In the years that followed, the music industry and municipalities adopted more rigorous standards for large events. Stages were raised and fortified; audience areas were separated by barricades; crowd management became a professionalized field, with contracts and insurance replacing ad hoc arrangements. The casual reliance on outlaw biker clubs as stage enforcers largely disappeared from mainstream concert production. At the cultural level, Altamont entered the lexicon as shorthand for idealism curdled by reality—invoked in histories of the era and in debates about the responsibilities of artists toward their audiences.

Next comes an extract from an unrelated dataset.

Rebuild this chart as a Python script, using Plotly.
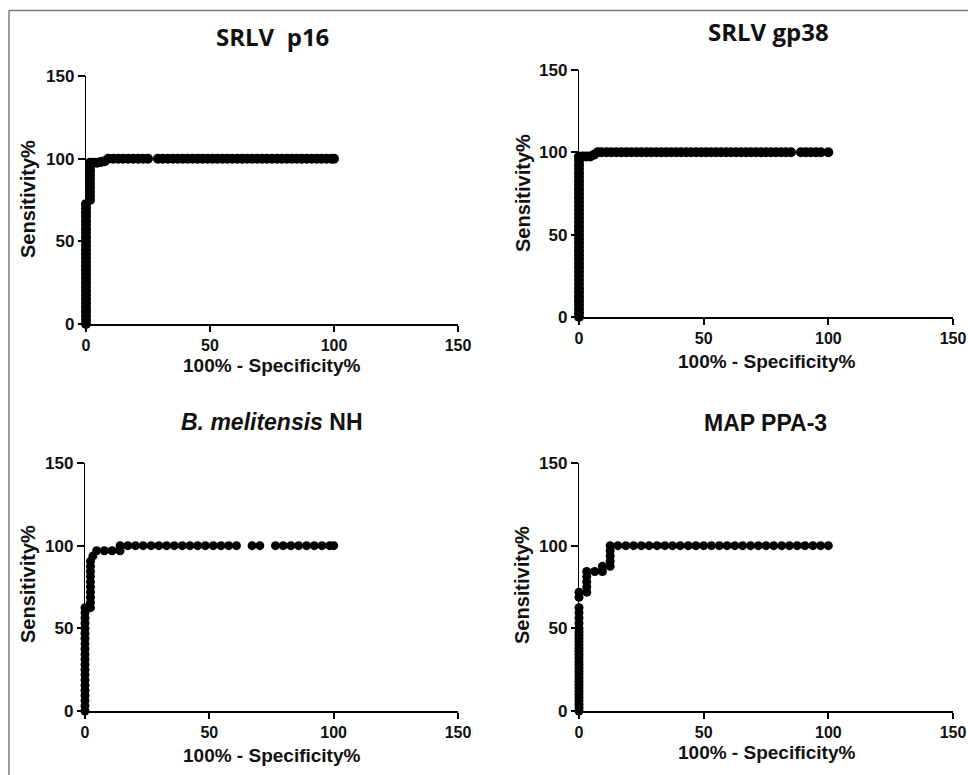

For the Rolling Stones, the stain of Altamont complicated the triumph of their 1969 tour but did not arrest their career. They returned to the United States in 1972 with a vastly more controlled production. For the Bay Area scene, Altamont accelerated a move from spontaneous park gatherings to professionally promoted arena shows. The Gimme Shelter documentary, with its chilling juxtaposition of performance and catastrophe, remains one of rock music’s most studied films, frequently used in courses on media, ethics, and documentary practice. Its closing moments—Jagger watching the footage of Hunter’s death—encapsulate the collision of spectacle and accountability that Altamont forced into view.
Half a century later, historians read Altamont as both an avoidable failure of planning and a revealing moment in the social history of the 1960s. The event laid bare the limits of permissiveness when hundreds of thousands gather under the banner of freedom without the guardrails of design and responsibility. It exposed fault lines—race, class, authority—that idealism alone could not bridge. And it left an enduring caution: that music’s power to unite does not absolve organizers, artists, or communities from the hard, sober work of ensuring safety. In that sense, the Altamont Free Concert was decisive not only because of the tragedy it contained, but because of the standards it forced subsequent generations to adopt, forever altering how the culture stages its most public dreams.